Getting back to Larry, fans can expect a faithful re-creation, but with some definite tweaks. Players will still be greeted by a series of age-specific questions when they fire up the game, though the questions will be newly updated for a more modern audience. Sharon also promises that there will be a cheat code that allows players to bypass the faux-age gate if they so choose, but the particulars of what it will be are still being worked out.
And what about the password inside Lefty’s bar? Is it still “Ken sent me”? I asked Trowe.
“I can’t talk about that,” he said, laughing.

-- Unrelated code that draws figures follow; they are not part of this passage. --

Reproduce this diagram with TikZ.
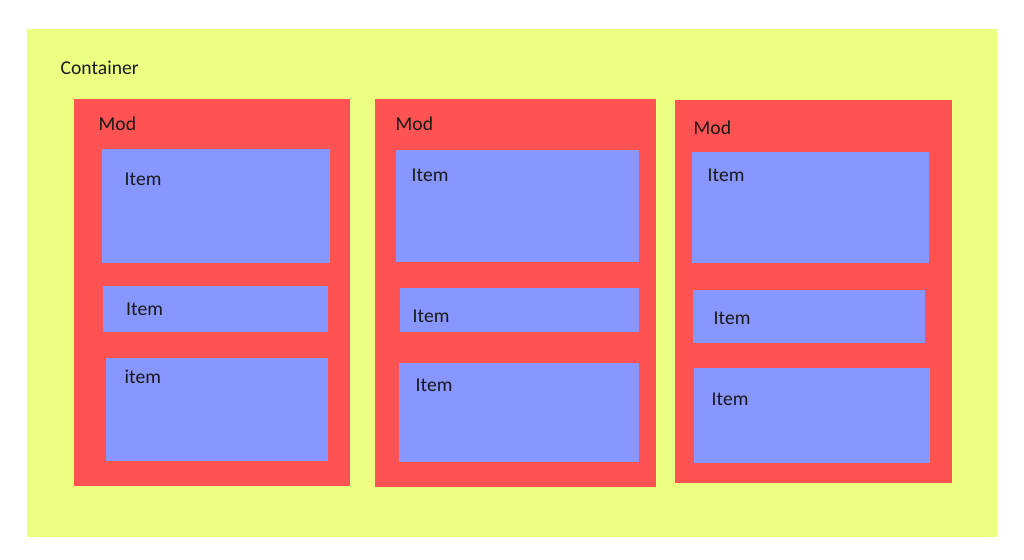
\documentclass[tikz,border=0pt]{standalone}
\usepackage{fontspec}
\setmainfont{Carlito}
\usepackage{tikz}
\usetikzlibrary{positioning}
\definecolor{contyellow}{RGB}{235,255,128}
\definecolor{modred}{RGB}{255,82,82}
\definecolor{itemblue}{RGB}{136,150,255}
\tikzset{font=\fontsize{19.6}{23}\selectfont}
\tikzset{
    container/.style={fill=contyellow, draw=none, anchor=north west, inner sep=0pt},
    module/.style={fill=modred, draw=none, anchor=north west, inner sep=0pt},
    itembox/.style={fill=itemblue, draw=none, anchor=north west, inner sep=0pt},
    tag/.style={anchor=base west, inner sep=0pt, text=black!90}
}

\begin{document}
\begin{tikzpicture}[x=1pt,y=-1pt]
    \useasboundingbox (0,0) rectangle (1024,559);
    \node[container, minimum width=970, minimum height=508] (container) at (27,29) {};
    \node[tag] (container_t) at (60.5,74.5) {Container};

    \node[module, minimum width=275.5, minimum height=387] (mod1) at (74,99) {};
    \node[tag] (mod1_t) at (98.5,131) {Mod};
    \node[itembox, minimum width=227.5, minimum height=114] (mod1_item1) at (102,149) {};
    \node[tag] (mod1_item1_t) at (124.5,185) {Item};
    \node[itembox, minimum width=225, minimum height=45.5] (mod1_item2) at (103,286) {};
    \node[tag] (mod1_item2_t) at (126,315) {Item};
    \node[itembox, minimum width=222, minimum height=103.5] (mod1_item3) at (106,357.5) {};
    \node[tag] (mod1_item3_t) at (124.5,383.5) {item};

    \node[module, minimum width=281, minimum height=388] (mod2) at (375,99) {};
    \node[tag] (mod2_t) at (395.5,130.5) {Mod};
    \node[itembox, minimum width=242.5, minimum height=111.5] (mod2_item1) at (396,150) {};
    \node[tag] (mod2_item1_t) at (411.5,181) {Item};
    \node[itembox, minimum width=239, minimum height=44] (mod2_item2) at (400,288) {};
    \node[tag] (mod2_item2_t) at (412.5,322) {Item};
    \node[itembox, minimum width=239.5, minimum height=99] (mod2_item3) at (399,363) {};
    \node[tag] (mod2_item3_t) at (415.5,391) {Item};

    \node[module, minimum width=277, minimum height=383] (mod3) at (675,100) {};
    \node[tag] (mod3_t) at (693.5,134) {Mod};
    \node[itembox, minimum width=237, minimum height=111] (mod3_item1) at (692,152) {};
    \node[tag] (mod3_item1_t) at (707.5,181) {Item};
    \node[itembox, minimum width=232, minimum height=53] (mod3_item2) at (693,290) {};
    \node[tag] (mod3_item2_t) at (713.5,324) {Item};
    \node[itembox, minimum width=235.5, minimum height=95] (mod3_item3) at (694,368) {};
    \node[tag] (mod3_item3_t) at (711.5,405) {Item};
\end{tikzpicture}
\end{document}
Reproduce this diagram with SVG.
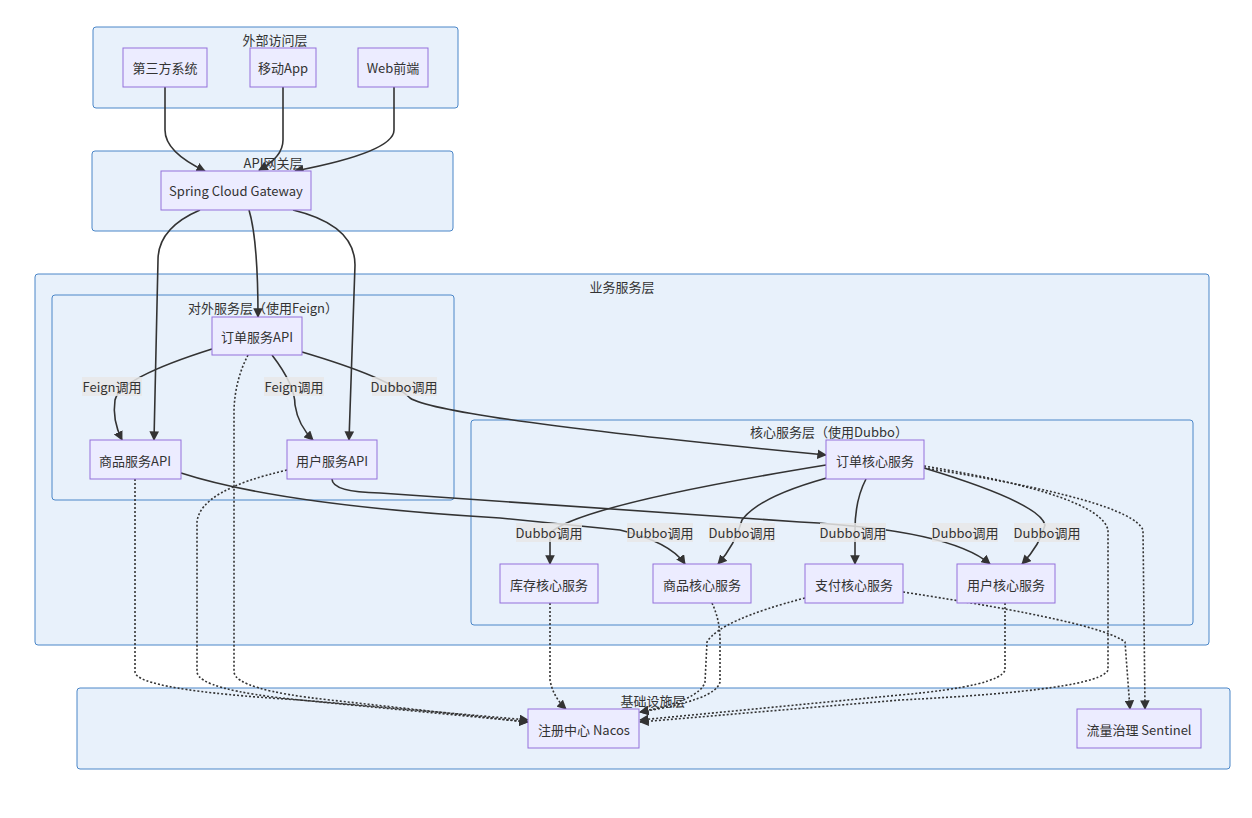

The plan as it stands right now for Replay is to re-release all of the original Sierra Larry games, all the way up through Love For Sail! There’s no timetable in place yet — right now, the focus is entirely on getting that first one out — but you can expect to see Lounge Lizards on every platform imaginable when it does finally arrive. Mobile devices (iOS and Android), PC (Steam and GOG), Xbox Live Arcade, PlayStation Network… the intent is for Larry to come back strong.
Right now, Trowe is in daily contact with both Lowe and Adventure Mob in bringing this ambitious walk down memory lane together. “It’s our job to stay ground and to stay humble,” he told me. “We’ve all seen egos get inflated and then the next game comes crashing down. I think as long as we remain grateful and humble, we’re going to do okay.”